Material provided>
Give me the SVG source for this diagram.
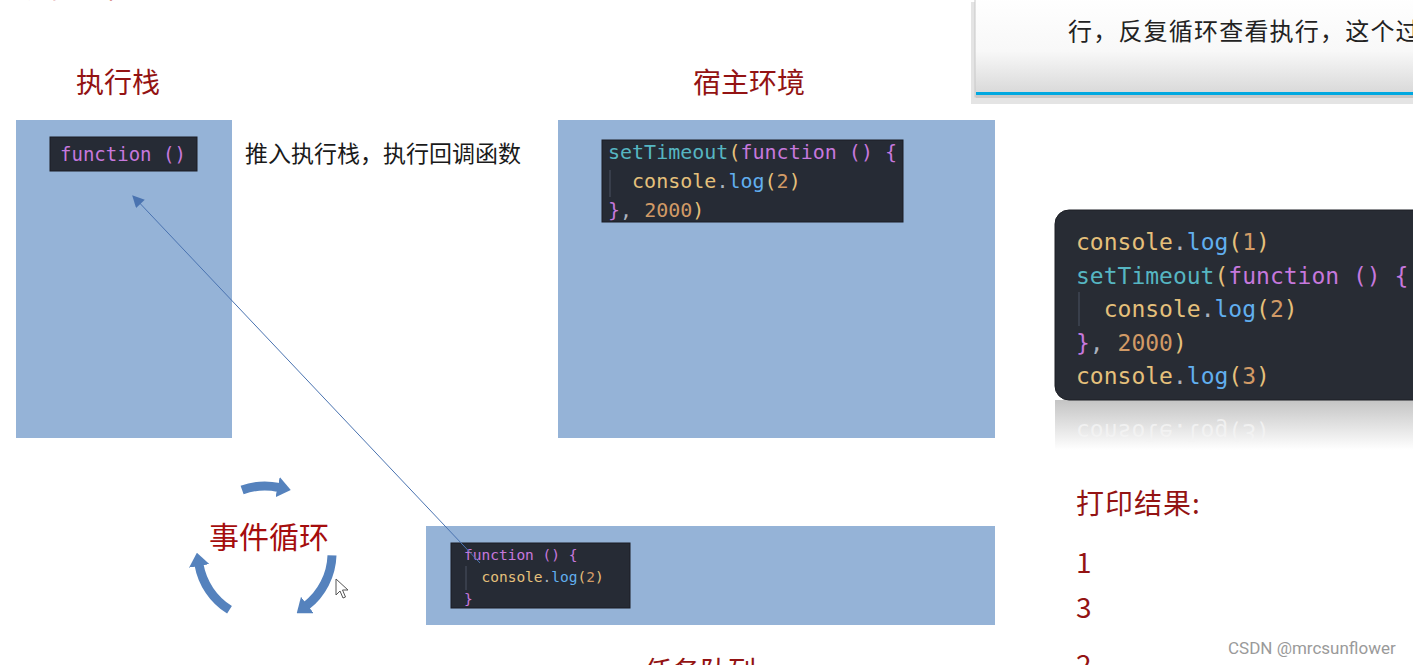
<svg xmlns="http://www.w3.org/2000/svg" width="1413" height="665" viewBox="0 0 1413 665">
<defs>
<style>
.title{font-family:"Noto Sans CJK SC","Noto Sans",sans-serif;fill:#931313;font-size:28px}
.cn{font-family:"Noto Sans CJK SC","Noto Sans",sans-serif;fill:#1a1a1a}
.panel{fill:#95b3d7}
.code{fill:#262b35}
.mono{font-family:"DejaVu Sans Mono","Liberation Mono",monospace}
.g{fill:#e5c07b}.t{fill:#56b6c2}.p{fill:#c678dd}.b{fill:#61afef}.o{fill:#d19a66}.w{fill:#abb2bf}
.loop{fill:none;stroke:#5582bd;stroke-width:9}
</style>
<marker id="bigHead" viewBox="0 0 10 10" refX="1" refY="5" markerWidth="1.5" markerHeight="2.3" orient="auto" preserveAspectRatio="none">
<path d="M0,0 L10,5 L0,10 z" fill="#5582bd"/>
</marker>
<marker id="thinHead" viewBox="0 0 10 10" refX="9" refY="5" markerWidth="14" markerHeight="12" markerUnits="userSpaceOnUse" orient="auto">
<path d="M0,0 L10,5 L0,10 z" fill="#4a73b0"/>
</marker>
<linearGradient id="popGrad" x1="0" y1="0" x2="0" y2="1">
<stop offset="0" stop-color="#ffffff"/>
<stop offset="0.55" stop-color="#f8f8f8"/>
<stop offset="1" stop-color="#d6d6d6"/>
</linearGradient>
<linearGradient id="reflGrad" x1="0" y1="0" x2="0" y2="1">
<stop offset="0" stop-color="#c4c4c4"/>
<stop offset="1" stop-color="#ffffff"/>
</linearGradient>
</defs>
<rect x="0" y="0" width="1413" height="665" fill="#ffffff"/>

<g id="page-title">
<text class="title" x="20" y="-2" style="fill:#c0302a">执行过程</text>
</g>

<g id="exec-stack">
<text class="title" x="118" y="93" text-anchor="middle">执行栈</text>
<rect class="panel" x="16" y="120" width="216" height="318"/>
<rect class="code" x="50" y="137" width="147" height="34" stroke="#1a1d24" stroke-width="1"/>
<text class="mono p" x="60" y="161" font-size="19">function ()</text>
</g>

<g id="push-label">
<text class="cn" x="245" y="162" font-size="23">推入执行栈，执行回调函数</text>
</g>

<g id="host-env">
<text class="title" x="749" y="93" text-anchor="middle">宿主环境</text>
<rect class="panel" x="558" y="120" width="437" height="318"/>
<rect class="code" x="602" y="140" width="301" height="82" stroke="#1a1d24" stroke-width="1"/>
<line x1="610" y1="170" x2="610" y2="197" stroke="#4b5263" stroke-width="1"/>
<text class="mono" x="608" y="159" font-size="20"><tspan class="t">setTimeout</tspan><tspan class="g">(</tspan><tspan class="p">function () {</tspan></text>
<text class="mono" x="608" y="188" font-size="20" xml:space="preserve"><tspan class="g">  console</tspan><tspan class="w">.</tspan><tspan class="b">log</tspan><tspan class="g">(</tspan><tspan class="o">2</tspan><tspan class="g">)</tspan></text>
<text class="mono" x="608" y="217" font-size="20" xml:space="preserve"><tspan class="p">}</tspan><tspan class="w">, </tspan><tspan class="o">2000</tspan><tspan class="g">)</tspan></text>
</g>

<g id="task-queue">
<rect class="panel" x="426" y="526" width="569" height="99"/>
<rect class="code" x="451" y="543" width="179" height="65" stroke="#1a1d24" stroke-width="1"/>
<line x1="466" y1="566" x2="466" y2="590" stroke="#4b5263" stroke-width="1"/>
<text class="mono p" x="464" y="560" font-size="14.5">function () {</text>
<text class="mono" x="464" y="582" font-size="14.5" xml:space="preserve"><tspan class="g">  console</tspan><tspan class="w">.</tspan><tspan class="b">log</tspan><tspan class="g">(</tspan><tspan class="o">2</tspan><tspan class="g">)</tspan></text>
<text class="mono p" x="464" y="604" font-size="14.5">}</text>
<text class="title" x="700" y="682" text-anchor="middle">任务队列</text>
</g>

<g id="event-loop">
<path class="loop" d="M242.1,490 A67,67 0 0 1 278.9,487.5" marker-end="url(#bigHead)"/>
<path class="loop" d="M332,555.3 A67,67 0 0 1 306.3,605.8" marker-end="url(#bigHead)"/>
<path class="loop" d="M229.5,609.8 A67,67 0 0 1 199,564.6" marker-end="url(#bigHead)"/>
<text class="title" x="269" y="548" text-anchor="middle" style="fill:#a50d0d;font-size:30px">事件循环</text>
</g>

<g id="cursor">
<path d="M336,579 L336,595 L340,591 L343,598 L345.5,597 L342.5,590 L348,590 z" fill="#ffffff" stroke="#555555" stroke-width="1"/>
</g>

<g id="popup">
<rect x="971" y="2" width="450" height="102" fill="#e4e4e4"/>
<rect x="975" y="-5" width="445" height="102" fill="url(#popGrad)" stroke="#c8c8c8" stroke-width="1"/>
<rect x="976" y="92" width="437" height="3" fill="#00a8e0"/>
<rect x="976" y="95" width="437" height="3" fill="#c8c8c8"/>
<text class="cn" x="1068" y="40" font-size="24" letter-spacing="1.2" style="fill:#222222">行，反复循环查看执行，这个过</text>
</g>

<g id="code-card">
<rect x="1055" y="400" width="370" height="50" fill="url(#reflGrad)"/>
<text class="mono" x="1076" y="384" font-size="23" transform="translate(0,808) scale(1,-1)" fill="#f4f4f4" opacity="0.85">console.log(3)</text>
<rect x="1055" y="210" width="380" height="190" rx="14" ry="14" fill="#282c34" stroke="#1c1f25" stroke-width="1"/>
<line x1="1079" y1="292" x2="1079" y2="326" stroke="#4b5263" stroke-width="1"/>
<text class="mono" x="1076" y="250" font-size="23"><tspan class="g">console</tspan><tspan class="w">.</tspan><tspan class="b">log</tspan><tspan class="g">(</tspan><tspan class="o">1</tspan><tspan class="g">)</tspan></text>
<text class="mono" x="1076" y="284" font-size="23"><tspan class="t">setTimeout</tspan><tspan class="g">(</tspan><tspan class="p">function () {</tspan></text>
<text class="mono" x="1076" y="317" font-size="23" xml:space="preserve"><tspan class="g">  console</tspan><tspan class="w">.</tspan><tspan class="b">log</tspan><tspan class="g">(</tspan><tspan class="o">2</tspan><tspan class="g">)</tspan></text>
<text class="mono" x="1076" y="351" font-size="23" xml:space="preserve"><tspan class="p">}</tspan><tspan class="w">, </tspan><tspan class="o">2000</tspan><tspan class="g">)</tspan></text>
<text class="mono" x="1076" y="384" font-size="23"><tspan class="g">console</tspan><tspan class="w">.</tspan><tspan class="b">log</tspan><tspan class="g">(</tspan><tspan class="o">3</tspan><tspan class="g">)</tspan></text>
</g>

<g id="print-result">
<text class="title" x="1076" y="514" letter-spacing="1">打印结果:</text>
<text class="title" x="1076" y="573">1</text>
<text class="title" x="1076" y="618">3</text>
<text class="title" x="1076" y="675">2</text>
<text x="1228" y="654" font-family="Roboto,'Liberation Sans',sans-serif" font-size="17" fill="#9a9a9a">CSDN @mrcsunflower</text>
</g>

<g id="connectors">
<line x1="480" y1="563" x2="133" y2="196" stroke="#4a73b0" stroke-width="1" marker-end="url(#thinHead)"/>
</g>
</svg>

What to produce>
Your task is to repeat the material above exactly, without its pictures.

Completed task>
Give me the SVG source for this diagram.
<svg xmlns="http://www.w3.org/2000/svg" width="1413" height="665" viewBox="0 0 1413 665">
<defs>
<style>
.title{font-family:"Noto Sans CJK SC","Noto Sans",sans-serif;fill:#931313;font-size:28px}
.cn{font-family:"Noto Sans CJK SC","Noto Sans",sans-serif;fill:#1a1a1a}
.panel{fill:#95b3d7}
.code{fill:#262b35}
.mono{font-family:"DejaVu Sans Mono","Liberation Mono",monospace}
.g{fill:#e5c07b}.t{fill:#56b6c2}.p{fill:#c678dd}.b{fill:#61afef}.o{fill:#d19a66}.w{fill:#abb2bf}
.loop{fill:none;stroke:#5582bd;stroke-width:9}
</style>
<marker id="bigHead" viewBox="0 0 10 10" refX="1" refY="5" markerWidth="1.5" markerHeight="2.3" orient="auto" preserveAspectRatio="none">
<path d="M0,0 L10,5 L0,10 z" fill="#5582bd"/>
</marker>
<marker id="thinHead" viewBox="0 0 10 10" refX="9" refY="5" markerWidth="14" markerHeight="12" markerUnits="userSpaceOnUse" orient="auto">
<path d="M0,0 L10,5 L0,10 z" fill="#4a73b0"/>
</marker>
<linearGradient id="popGrad" x1="0" y1="0" x2="0" y2="1">
<stop offset="0" stop-color="#ffffff"/>
<stop offset="0.55" stop-color="#f8f8f8"/>
<stop offset="1" stop-color="#d6d6d6"/>
</linearGradient>
<linearGradient id="reflGrad" x1="0" y1="0" x2="0" y2="1">
<stop offset="0" stop-color="#c4c4c4"/>
<stop offset="1" stop-color="#ffffff"/>
</linearGradient>
</defs>
<rect x="0" y="0" width="1413" height="665" fill="#ffffff"/>

<g id="page-title">
<text class="title" x="20" y="-2" style="fill:#c0302a">执行过程</text>
</g>

<g id="exec-stack">
<text class="title" x="118" y="93" text-anchor="middle">执行栈</text>
<rect class="panel" x="16" y="120" width="216" height="318"/>
<rect class="code" x="50" y="137" width="147" height="34" stroke="#1a1d24" stroke-width="1"/>
<text class="mono p" x="60" y="161" font-size="19">function ()</text>
</g>

<g id="push-label">
<text class="cn" x="245" y="162" font-size="23">推入执行栈，执行回调函数</text>
</g>

<g id="host-env">
<text class="title" x="749" y="93" text-anchor="middle">宿主环境</text>
<rect class="panel" x="558" y="120" width="437" height="318"/>
<rect class="code" x="602" y="140" width="301" height="82" stroke="#1a1d24" stroke-width="1"/>
<line x1="610" y1="170" x2="610" y2="197" stroke="#4b5263" stroke-width="1"/>
<text class="mono" x="608" y="159" font-size="20"><tspan class="t">setTimeout</tspan><tspan class="g">(</tspan><tspan class="p">function () {</tspan></text>
<text class="mono" x="608" y="188" font-size="20" xml:space="preserve"><tspan class="g">  console</tspan><tspan class="w">.</tspan><tspan class="b">log</tspan><tspan class="g">(</tspan><tspan class="o">2</tspan><tspan class="g">)</tspan></text>
<text class="mono" x="608" y="217" font-size="20" xml:space="preserve"><tspan class="p">}</tspan><tspan class="w">, </tspan><tspan class="o">2000</tspan><tspan class="g">)</tspan></text>
</g>

<g id="task-queue">
<rect class="panel" x="426" y="526" width="569" height="99"/>
<rect class="code" x="451" y="543" width="179" height="65" stroke="#1a1d24" stroke-width="1"/>
<line x1="466" y1="566" x2="466" y2="590" stroke="#4b5263" stroke-width="1"/>
<text class="mono p" x="464" y="560" font-size="14.5">function () {</text>
<text class="mono" x="464" y="582" font-size="14.5" xml:space="preserve"><tspan class="g">  console</tspan><tspan class="w">.</tspan><tspan class="b">log</tspan><tspan class="g">(</tspan><tspan class="o">2</tspan><tspan class="g">)</tspan></text>
<text class="mono p" x="464" y="604" font-size="14.5">}</text>
<text class="title" x="700" y="682" text-anchor="middle">任务队列</text>
</g>

<g id="event-loop">
<path class="loop" d="M242.1,490 A67,67 0 0 1 278.9,487.5" marker-end="url(#bigHead)"/>
<path class="loop" d="M332,555.3 A67,67 0 0 1 306.3,605.8" marker-end="url(#bigHead)"/>
<path class="loop" d="M229.5,609.8 A67,67 0 0 1 199,564.6" marker-end="url(#bigHead)"/>
<text class="title" x="269" y="548" text-anchor="middle" style="fill:#a50d0d;font-size:30px">事件循环</text>
</g>

<g id="cursor">
<path d="M336,579 L336,595 L340,591 L343,598 L345.5,597 L342.5,590 L348,590 z" fill="#ffffff" stroke="#555555" stroke-width="1"/>
</g>

<g id="popup">
<rect x="971" y="2" width="450" height="102" fill="#e4e4e4"/>
<rect x="975" y="-5" width="445" height="102" fill="url(#popGrad)" stroke="#c8c8c8" stroke-width="1"/>
<rect x="976" y="92" width="437" height="3" fill="#00a8e0"/>
<rect x="976" y="95" width="437" height="3" fill="#c8c8c8"/>
<text class="cn" x="1068" y="40" font-size="24" letter-spacing="1.2" style="fill:#222222">行，反复循环查看执行，这个过</text>
</g>

<g id="code-card">
<rect x="1055" y="400" width="370" height="50" fill="url(#reflGrad)"/>
<text class="mono" x="1076" y="384" font-size="23" transform="translate(0,808) scale(1,-1)" fill="#f4f4f4" opacity="0.85">console.log(3)</text>
<rect x="1055" y="210" width="380" height="190" rx="14" ry="14" fill="#282c34" stroke="#1c1f25" stroke-width="1"/>
<line x1="1079" y1="292" x2="1079" y2="326" stroke="#4b5263" stroke-width="1"/>
<text class="mono" x="1076" y="250" font-size="23"><tspan class="g">console</tspan><tspan class="w">.</tspan><tspan class="b">log</tspan><tspan class="g">(</tspan><tspan class="o">1</tspan><tspan class="g">)</tspan></text>
<text class="mono" x="1076" y="284" font-size="23"><tspan class="t">setTimeout</tspan><tspan class="g">(</tspan><tspan class="p">function () {</tspan></text>
<text class="mono" x="1076" y="317" font-size="23" xml:space="preserve"><tspan class="g">  console</tspan><tspan class="w">.</tspan><tspan class="b">log</tspan><tspan class="g">(</tspan><tspan class="o">2</tspan><tspan class="g">)</tspan></text>
<text class="mono" x="1076" y="351" font-size="23" xml:space="preserve"><tspan class="p">}</tspan><tspan class="w">, </tspan><tspan class="o">2000</tspan><tspan class="g">)</tspan></text>
<text class="mono" x="1076" y="384" font-size="23"><tspan class="g">console</tspan><tspan class="w">.</tspan><tspan class="b">log</tspan><tspan class="g">(</tspan><tspan class="o">3</tspan><tspan class="g">)</tspan></text>
</g>

<g id="print-result">
<text class="title" x="1076" y="514" letter-spacing="1">打印结果:</text>
<text class="title" x="1076" y="573">1</text>
<text class="title" x="1076" y="618">3</text>
<text class="title" x="1076" y="675">2</text>
<text x="1228" y="654" font-family="Roboto,'Liberation Sans',sans-serif" font-size="17" fill="#9a9a9a">CSDN @mrcsunflower</text>
</g>

<g id="connectors">
<line x1="480" y1="563" x2="133" y2="196" stroke="#4a73b0" stroke-width="1" marker-end="url(#thinHead)"/>
</g>
</svg>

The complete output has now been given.